A report signed by the leading doves, including Sen. George McGovern, Democrat of South Dakota, and Sen. Mark Hatfield, Republican of Oregon, contains the following summary, which seemed risky at the time, but which seems much less so now:
The Vietnam experience has clearly shown that the United States cannot establish a bridgehead in an Asian nation in defiance of indigenous forces of nationalism. Our continued involvement in what is widely regarded as a colonial war… will seriously undermine our credibility in the region. The war has been advertised as a deterrent to Communist expansion in Asia, but thus far has succeeded chiefly in being a magnet for it. [It has resulted in the spread of Communist influence into Laos and Cambodia… and has} drawn the Communist Chinese into unequivocal support of a ‘war of national liberation.’

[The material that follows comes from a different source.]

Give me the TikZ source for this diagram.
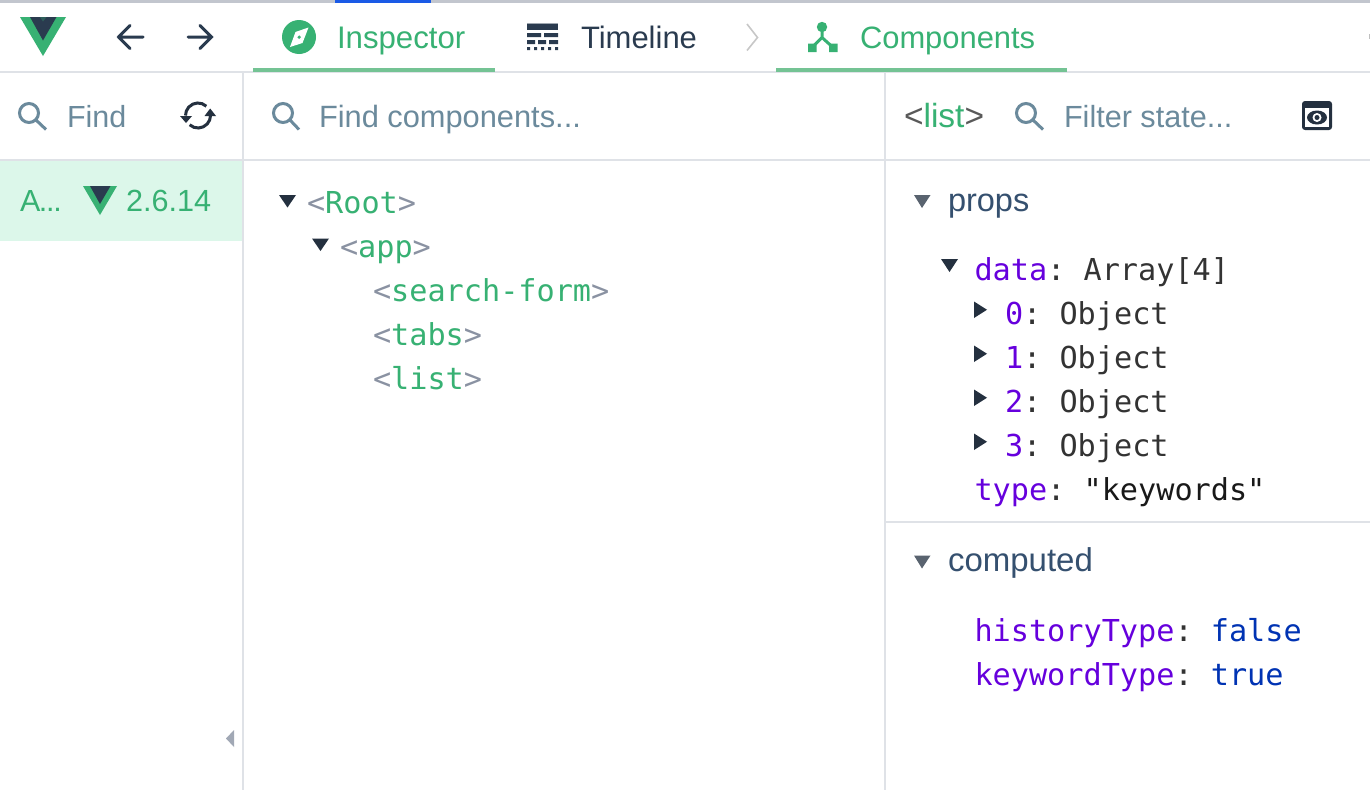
\documentclass[tikz,border=0pt]{standalone}
\usepackage{fontspec}
\setmainfont{Liberation Sans}
\newfontfamily\monof{DejaVu Sans Mono}
\frenchspacing
\definecolor{vgreen}{HTML}{37B173}
\definecolor{vdark}{HTML}{2A3B4F}
\definecolor{tri}{HTML}{24303F}
\definecolor{grayblue}{HTML}{6B8A9C}
\definecolor{angle}{HTML}{8A92A2}
\definecolor{keyp}{HTML}{6600DD}
\definecolor{valb}{HTML}{0033B3}
\definecolor{valk}{HTML}{333333}
\definecolor{rule}{HTML}{DFE2E7}
\definecolor{tabline}{HTML}{74C394}
\definecolor{selrow}{HTML}{DCF7EA}
\definecolor{proptext}{HTML}{35506F}
\definecolor{topstrip}{HTML}{C2C6CE}
\definecolor{topblue}{HTML}{1A5AE6}
\tikzset{
  lab/.style={anchor=base west,inner sep=0pt,outer sep=0pt},
  sanslab/.style={lab,font=\fontsize{#1}{32}\selectfont},
  sanslab/.default=30.8,
  monolab/.style={lab,font=\fontsize{30.2}{32}\monof},
  rulel/.style={draw=rule,line width=2pt},
  searchicon/.style={draw=grayblue,line width=3pt,fill=none},
  navarrow/.style={draw=vdark,line width=3pt,line cap=round,line join=round},
  darktri/.style={fill=tri,draw=none},
  graytri/.style={fill=black!20!vdark!75!white,draw=none},
}
\newcommand{\Mk}[1]{\textcolor{angle}{#1}}
\newcommand{\Gt}[1]{\textcolor{vgreen}{#1}}
\newcommand{\Ky}[1]{\textcolor{keyp}{#1}}
\begin{document}
\begin{tikzpicture}[x=1pt,y=-1pt]
\useasboundingbox (0,0) rectangle (1370,790);
\fill[white] (0,0) rectangle (1370,790);
% top strip
\fill[topstrip] (0,0) rectangle (1370,2.5);
\fill[topblue] (335,0) rectangle (431,2.5);
% selected row
\fill[selrow] (0,161) rectangle (242,241);
% rules
\draw[rulel] (0,72) -- (1370,72);
\draw[rulel] (0,160) -- (1370,160);
\draw[rulel] (243,72) -- (243,790);
\draw[rulel] (885,72) -- (885,790);
\draw[rulel] (885,521.5) -- (1370,521.5);
\fill[tabline] (253,67.5) rectangle (495,71.5);
\fill[tabline] (776,67.5) rectangle (1067,71.5);
% logo
\fill[vgreen] (20,17) -- (66,17) -- (43,56) -- cycle;
\fill[vdark] (30,17) -- (56.5,17) -- (43,40.5) -- cycle;
\fill[vgreen!30!vdark] (40,17) -- (46.5,17) -- (43,21.5) -- cycle;
% nav arrows
\draw[navarrow] (118,37) -- (143,37) (130,25.5) -- (118.5,37) -- (130,48.5);
\draw[navarrow] (188,37) -- (212,37) (200,25.5) -- (211.5,37) -- (200,48.5);
% compass
\fill[vgreen] (299,37) circle (17);
\fill[white] (308.5,27.5) -- (302.5,43) -- (290,47) -- (295.5,32) -- cycle;
\fill[vgreen] (299.2,37.2) circle (1.8);
\node[sanslab=31.2,text=vgreen] (inspector) at (337,48) {Inspector};
% timeline icon
\fill[vdark] (527,24) rectangle (558,30);
\fill[vdark!45!white] (527,23) rectangle (558,24);
\fill[vdark] (527,33) rectangle (541,37) (544,33) rectangle (558,37);
\fill[vdark] (527,40) rectangle (535,44) (538,40) rectangle (546,44) (549,40) rectangle (558,44);
\fill[vdark] (527,47) rectangle (530,50) (534,47) rectangle (537,50) (541,47) rectangle (544,50) (548,47) rectangle (551,50) (555,47) rectangle (558,50);
\node[sanslab=31,text=vdark] (timeline) at (581,48) {Timeline};
\draw[draw=black!22!white,line width=1.6pt] (747,24) -- (757.5,37.5) -- (747,50.5);
% components icon
\fill[vgreen] (822,27) circle (5.2);
\draw[vgreen,line width=3pt] (822,30) -- (822,37.5) -- (812.5,47) (822,37.5) -- (832.5,47);
\fill[vgreen] (808,43.5) rectangle (816.5,52) (829,43.5) rectangle (837.5,52);
\node[sanslab=30.9,text=vgreen] (components) at (860,48) {Components};
\fill[black!25!white] (1368.5,33.5) rectangle (1370,38.5);
% search row
\draw[searchicon] (29,113) circle (9.5) (36,120) -- (46,129.5);
\node[sanslab=30.5,text=grayblue] (findapp) at (67,127) {Find};
\draw[draw=tri,line width=3pt] (198,115.5) ++(-48:12.5) arc (-48:-180:12.5);
\draw[draw=tri,line width=3pt] (198,115.5) ++(132:12.5) arc (132:0:12.5);
\fill[tri] (180,116) -- (192,116) -- (186,123) -- cycle;
\fill[tri] (204.5,116) -- (216,116) -- (210.2,108.5) -- cycle;
\draw[searchicon] (283,113) circle (9.5) (290,120) -- (299,129.5);
\node[sanslab=30.8,text=grayblue] (findcomp) at (319,127) {Find components...};
\node[sanslab=33.5,text=black!65!white] (listhead) at (904,127) {<\Gt{list}>};
\draw[searchicon] (1026,113) circle (9.5) (1033,120) -- (1043,129.5);
\node[sanslab=30.6,text=grayblue] (filter) at (1064,127) {Filter state...};
% eye
\fill[tri,rounded corners=3pt] (1302,101) rectangle (1332,130);
\fill[white] (1305,108) rectangle (1329,127);
\fill[tri] (1317,117.5) ellipse (10 and 7);
\fill[white] (1317,117.5) circle (4.5);
\fill[tri] (1317,117.5) circle (2.5);
% selected app row
\node[sanslab=30.5,text=vgreen] (appname) at (20,211) {A\kern-1.5pt.\kern-1.2pt.\kern-1.2pt.};
\fill[vgreen] (83,186) -- (117,186) -- (100,215) -- cycle;
\fill[vdark] (90,186) -- (110.5,186) -- (100,204) -- cycle;
\node[sanslab=30.6,text=vgreen] (version) at (126,211) {2.6.14};
\fill[angle!80!white] (234,730) -- (234,747) -- (226,738.5) -- cycle;
% tree
\fill[darktri] (279,195) -- (296,195) -- (287.5,207.5) -- cycle;
\node[monolab] (troot) at (307,213) {\Mk{<}\Gt{Root}\Mk{>}};
\fill[darktri] (312,238.5) -- (329,238.5) -- (320.5,251) -- cycle;
\node[monolab] (tapp) at (340,257) {\Mk{<}\Gt{app}\Mk{>}};
\node[monolab] (tsearch) at (373,301) {\Mk{<}\Gt{search-form}\Mk{>}};
\node[monolab] (ttabs) at (373,345) {\Mk{<}\Gt{tabs}\Mk{>}};
\node[monolab] (tlist) at (373,389) {\Mk{<}\Gt{list}\Mk{>}};
% state
\fill[graytri] (914,195) -- (930.5,195) -- (922,208) -- cycle;
\node[sanslab=32.5,text=proptext] (props) at (948,211) {props};
\fill[darktri] (941,259) -- (958,259) -- (949.5,272) -- cycle;
\node[monolab,text=valk] (sdata) at (974.5,280) {\Ky{data}: Array[4]};
\fill[darktri] (974,301.5) -- (974,318) -- (987,309.75) -- cycle;
\node[monolab,text=valk] (s0) at (1005,324) {\Ky{0}: Object};
\fill[darktri] (974,345.5) -- (974,362) -- (987,353.75) -- cycle;
\node[monolab,text=valk] (s1) at (1005,368) {\Ky{1}: Object};
\fill[darktri] (974,389.5) -- (974,406) -- (987,397.75) -- cycle;
\node[monolab,text=valk] (s2) at (1005,412) {\Ky{2}: Object};
\fill[darktri] (974,433.5) -- (974,450) -- (987,441.75) -- cycle;
\node[monolab,text=valk] (s3) at (1005,456) {\Ky{3}: Object};
\node[monolab,text=black!90!white] (stype) at (974.5,500) {\Ky{type}\textcolor{valk}{:} "keywords"};
\fill[graytri] (914,555.5) -- (930.5,555.5) -- (922,568.5) -- cycle;
\node[sanslab=33,text=proptext] (computed) at (948,571) {computed};
\node[monolab,text=valk] (chist) at (974.5,641) {\Ky{historyType}: \textcolor{valb}{false}};
\node[monolab,text=valk] (ckey) at (974.5,685) {\Ky{keywordType}: \textcolor{valb}{true}};
\end{tikzpicture}
\end{document}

By the end of 1971, U.S. troop strength had been cut to 160,000, and the pressure from the doves had much to do with the withdrawal. The war did drag on with the Army of the Republic of Vietnam (ARVN) taking over on the ground while the U.S. provided air support. It ended on April 30, 1975, when the ARVN collapsed in a final offensive by the North. Casualties: 47,000 Americans killed, 305,000 wounded; 250,000 ARVN killed, 600,000 wounded; VC and North Vietnamese 900,000 killed, 2,000,000 wounded.
I’ve made the point several times since that Vietnam should not be considered a “war” that was lost, but rather a “battle” in the larger Cold War, which of course the United States did ultimately win as the Communist powers threw in the towel. It now seems fairly clear to me that it was absolutely necessary for the U.S. government to recognize Vietnam was lost “as a battle,” and that it was pointless to send thousands more young men into battle as cannon fodder, and that Senator Kerry was not too early in taking up that cause. Indeed, he showed real leadership in stepping into the political arena when he did and acting as he did. There were dozens of members of Congress who had already become persuaded that Vietnam was a goner by 1971, but none had the decorations that Kerry had to make the case on the platform of a war hero. He should be prepared to discuss this period of his life now, and I agree with the fellow who wrote the e-mail that he should now be showing the same courage and guts in questioning the Iraq war instead of worrying that his antiwar past will make him seem like a pacifist pushover in the war on terrorism. That’s what this is all about, I think.